●万一の時 知的障害の子に生活資金

  親が入る死亡保険

  大同・AIU団体向け開発

 知的障害者の親が団体で加入する死亡保険を、大同生命保険と米AIGグループのAIU保険が開発した。親が死亡したり高度障害になったりすると、知的障害者の子供に年金や一時金の形で保険金を支払う。地方自治体が運営する心身障害者向けの保険はあるが、財政難で運営は厳しく、公的制度を補う民間保険が求められていた。

 この保険に加入できるのは、知的障害者とその親らで作る「手をつなぐ育成会」の会員(約13万人)。

 団体保険なので、一般の生命保険に比べ保険料が1割以上安い。各都道府県、政令指定都市にある育成会が窓口となり、受取人の子供に確実に保険金が支払われるようにする。

 年金(最大年100万円)と、事故による死亡(最大3千万円)・入院保障がセットで、年金年額60万円、事故死の保険金2千万円の場合、50歳の母親の月額保険料は1万2395円。

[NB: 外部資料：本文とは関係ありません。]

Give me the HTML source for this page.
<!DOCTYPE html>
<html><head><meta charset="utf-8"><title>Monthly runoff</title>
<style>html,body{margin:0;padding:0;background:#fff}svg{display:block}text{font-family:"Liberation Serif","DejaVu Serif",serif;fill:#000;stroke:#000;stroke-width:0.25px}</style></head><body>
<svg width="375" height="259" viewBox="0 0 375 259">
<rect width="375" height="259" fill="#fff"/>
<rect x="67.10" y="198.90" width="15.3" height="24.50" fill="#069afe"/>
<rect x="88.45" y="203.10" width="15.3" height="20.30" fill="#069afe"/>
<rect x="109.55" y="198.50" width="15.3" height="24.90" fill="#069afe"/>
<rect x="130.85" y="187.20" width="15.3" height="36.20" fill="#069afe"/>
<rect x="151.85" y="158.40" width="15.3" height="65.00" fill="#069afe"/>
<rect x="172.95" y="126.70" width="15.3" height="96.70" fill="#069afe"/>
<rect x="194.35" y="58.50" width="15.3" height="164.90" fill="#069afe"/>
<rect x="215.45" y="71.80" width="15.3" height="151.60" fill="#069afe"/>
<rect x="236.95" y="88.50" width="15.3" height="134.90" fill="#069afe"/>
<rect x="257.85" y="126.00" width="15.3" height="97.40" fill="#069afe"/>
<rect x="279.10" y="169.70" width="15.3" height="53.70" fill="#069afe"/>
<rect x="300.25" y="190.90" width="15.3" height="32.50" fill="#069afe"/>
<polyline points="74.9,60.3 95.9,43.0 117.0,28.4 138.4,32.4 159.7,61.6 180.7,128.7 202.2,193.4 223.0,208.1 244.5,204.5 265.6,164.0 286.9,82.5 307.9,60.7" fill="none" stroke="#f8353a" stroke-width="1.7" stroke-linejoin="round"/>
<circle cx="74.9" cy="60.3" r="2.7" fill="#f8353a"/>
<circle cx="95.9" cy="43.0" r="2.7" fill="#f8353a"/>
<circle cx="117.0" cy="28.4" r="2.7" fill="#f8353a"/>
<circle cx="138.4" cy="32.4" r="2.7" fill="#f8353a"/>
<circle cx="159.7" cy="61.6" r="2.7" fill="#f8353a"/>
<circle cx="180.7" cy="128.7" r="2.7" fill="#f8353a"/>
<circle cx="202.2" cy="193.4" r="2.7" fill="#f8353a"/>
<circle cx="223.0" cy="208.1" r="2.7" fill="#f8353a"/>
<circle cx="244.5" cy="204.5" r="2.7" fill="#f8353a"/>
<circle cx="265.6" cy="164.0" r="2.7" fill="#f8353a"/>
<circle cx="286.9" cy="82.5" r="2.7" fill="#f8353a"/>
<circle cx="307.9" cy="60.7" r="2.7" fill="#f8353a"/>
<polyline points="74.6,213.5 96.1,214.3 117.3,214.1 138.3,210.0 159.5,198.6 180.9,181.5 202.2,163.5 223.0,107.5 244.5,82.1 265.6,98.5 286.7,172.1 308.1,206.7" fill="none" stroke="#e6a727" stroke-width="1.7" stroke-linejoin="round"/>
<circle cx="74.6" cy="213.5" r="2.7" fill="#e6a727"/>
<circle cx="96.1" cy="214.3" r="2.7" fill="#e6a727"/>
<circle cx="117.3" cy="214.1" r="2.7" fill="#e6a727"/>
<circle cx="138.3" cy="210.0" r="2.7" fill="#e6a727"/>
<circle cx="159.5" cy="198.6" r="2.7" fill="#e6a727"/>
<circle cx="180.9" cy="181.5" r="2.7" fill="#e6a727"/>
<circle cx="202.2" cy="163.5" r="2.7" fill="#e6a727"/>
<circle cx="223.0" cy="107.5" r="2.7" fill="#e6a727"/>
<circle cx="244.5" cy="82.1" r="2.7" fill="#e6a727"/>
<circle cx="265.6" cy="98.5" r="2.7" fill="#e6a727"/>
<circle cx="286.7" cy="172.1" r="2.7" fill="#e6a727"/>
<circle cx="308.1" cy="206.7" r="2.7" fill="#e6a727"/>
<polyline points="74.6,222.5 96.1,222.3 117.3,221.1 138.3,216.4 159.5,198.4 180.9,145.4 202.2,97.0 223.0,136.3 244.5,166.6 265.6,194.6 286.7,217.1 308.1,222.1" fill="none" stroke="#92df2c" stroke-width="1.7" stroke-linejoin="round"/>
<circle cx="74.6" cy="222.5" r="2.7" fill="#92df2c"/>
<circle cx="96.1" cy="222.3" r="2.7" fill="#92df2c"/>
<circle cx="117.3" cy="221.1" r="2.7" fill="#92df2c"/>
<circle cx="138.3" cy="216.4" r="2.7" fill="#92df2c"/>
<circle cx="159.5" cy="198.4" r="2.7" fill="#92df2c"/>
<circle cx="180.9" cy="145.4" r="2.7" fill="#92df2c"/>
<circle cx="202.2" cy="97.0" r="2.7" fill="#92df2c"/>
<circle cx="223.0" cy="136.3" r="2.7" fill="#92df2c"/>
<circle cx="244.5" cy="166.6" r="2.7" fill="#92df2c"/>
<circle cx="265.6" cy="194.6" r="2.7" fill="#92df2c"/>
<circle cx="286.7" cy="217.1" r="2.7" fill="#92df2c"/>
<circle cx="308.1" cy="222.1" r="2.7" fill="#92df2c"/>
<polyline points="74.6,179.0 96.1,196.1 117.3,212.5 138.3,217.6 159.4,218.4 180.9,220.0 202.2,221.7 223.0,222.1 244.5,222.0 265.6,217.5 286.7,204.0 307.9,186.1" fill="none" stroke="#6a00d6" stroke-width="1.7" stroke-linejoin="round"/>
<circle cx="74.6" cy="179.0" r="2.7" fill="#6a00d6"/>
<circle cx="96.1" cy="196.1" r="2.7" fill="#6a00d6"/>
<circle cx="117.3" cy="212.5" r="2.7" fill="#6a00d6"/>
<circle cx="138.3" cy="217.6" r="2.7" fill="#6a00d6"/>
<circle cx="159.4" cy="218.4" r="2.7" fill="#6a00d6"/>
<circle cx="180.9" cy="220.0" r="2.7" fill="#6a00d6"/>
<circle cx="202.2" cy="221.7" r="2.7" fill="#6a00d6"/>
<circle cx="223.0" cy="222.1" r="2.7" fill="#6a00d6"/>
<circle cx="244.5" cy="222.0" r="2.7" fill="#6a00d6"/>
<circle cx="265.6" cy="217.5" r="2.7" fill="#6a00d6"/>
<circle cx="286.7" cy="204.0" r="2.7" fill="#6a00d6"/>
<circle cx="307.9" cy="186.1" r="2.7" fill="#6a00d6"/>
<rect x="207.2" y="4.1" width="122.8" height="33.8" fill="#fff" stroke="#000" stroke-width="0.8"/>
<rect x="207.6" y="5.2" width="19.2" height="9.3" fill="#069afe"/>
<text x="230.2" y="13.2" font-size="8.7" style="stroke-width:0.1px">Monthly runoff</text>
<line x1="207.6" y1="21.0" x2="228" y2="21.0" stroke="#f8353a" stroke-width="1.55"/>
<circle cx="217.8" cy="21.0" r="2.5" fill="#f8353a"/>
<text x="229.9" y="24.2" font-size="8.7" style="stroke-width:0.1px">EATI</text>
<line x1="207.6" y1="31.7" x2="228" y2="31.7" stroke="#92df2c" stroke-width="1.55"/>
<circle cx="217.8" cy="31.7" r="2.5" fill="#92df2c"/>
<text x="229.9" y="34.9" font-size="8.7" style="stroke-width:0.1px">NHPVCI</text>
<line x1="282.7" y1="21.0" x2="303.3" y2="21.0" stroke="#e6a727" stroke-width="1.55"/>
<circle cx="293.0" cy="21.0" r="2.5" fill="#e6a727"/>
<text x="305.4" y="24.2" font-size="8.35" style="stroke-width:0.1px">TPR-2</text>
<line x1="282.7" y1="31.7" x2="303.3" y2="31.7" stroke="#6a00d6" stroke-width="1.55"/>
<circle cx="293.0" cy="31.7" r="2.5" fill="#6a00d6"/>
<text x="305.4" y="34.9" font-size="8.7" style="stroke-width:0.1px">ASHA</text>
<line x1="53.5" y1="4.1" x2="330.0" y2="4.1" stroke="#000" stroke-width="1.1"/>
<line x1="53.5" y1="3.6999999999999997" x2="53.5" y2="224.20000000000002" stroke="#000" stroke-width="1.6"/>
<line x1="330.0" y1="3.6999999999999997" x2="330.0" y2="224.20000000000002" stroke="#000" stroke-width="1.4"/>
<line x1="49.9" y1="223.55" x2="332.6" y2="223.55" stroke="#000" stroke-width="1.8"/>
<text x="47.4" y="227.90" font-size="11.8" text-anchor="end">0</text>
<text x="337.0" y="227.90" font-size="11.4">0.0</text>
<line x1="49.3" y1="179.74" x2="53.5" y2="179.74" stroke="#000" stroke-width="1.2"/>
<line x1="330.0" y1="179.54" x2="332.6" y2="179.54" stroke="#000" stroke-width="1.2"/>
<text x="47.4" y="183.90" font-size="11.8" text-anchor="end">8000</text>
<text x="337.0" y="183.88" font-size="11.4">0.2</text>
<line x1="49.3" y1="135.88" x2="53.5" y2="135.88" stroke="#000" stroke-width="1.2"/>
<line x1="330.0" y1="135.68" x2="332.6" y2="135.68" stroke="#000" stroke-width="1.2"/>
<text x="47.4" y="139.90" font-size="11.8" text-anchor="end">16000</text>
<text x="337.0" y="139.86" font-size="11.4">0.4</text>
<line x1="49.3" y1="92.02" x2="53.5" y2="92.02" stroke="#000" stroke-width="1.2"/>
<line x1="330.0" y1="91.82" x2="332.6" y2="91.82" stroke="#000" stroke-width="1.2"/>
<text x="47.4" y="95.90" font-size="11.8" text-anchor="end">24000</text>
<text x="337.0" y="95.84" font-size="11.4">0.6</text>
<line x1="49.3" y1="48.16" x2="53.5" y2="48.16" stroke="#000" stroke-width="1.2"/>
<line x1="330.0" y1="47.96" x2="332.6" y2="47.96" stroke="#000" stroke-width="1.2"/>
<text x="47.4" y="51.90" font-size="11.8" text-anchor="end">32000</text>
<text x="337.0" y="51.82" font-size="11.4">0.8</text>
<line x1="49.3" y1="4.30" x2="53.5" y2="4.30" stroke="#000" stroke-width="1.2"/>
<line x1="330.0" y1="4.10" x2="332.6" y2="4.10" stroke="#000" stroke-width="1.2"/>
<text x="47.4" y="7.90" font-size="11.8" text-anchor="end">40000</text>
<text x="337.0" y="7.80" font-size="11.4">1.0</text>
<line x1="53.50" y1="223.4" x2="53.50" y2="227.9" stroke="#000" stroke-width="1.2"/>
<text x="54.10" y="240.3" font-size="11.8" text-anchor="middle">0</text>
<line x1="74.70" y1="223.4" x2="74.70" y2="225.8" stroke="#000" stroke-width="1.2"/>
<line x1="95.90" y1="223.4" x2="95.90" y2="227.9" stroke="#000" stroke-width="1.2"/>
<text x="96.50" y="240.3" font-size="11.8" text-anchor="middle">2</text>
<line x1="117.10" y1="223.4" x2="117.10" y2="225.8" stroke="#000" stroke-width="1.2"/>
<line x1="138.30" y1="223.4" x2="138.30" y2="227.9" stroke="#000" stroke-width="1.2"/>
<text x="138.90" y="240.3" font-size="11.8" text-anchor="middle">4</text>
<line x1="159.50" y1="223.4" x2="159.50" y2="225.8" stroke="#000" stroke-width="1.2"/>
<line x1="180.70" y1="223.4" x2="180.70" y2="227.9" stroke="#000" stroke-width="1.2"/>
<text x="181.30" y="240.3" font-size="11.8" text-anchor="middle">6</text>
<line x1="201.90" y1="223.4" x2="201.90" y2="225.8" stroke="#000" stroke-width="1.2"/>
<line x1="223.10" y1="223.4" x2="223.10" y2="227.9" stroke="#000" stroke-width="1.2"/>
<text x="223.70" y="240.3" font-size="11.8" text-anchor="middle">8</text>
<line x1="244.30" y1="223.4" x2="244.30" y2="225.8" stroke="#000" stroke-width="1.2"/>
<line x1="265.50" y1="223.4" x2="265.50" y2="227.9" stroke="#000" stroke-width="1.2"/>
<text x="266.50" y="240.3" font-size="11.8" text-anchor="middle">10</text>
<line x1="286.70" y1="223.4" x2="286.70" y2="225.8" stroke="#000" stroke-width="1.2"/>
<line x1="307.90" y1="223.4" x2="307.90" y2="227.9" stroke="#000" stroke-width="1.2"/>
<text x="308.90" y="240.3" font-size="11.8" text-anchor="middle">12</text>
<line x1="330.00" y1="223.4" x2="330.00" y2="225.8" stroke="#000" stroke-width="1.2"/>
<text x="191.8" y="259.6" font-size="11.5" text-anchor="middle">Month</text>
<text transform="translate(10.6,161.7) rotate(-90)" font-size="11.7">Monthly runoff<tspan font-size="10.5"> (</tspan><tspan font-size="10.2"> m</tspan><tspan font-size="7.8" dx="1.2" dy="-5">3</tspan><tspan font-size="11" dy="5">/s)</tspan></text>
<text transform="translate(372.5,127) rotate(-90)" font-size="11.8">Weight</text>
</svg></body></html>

 両社はすでに新潟県の育成会で販売に入っており、順次全国に広げる。

 公的制度は、掛け金が50歳で8900円と安いが、年金額は最高でも年48万円にとどまり、加入者が減っている。保険金の支給額が掛け金収入を上回る状態が続き、公費負担で収支を賄っている。制度に不安を持つ親などから新しい保険を望む声が出ていたという。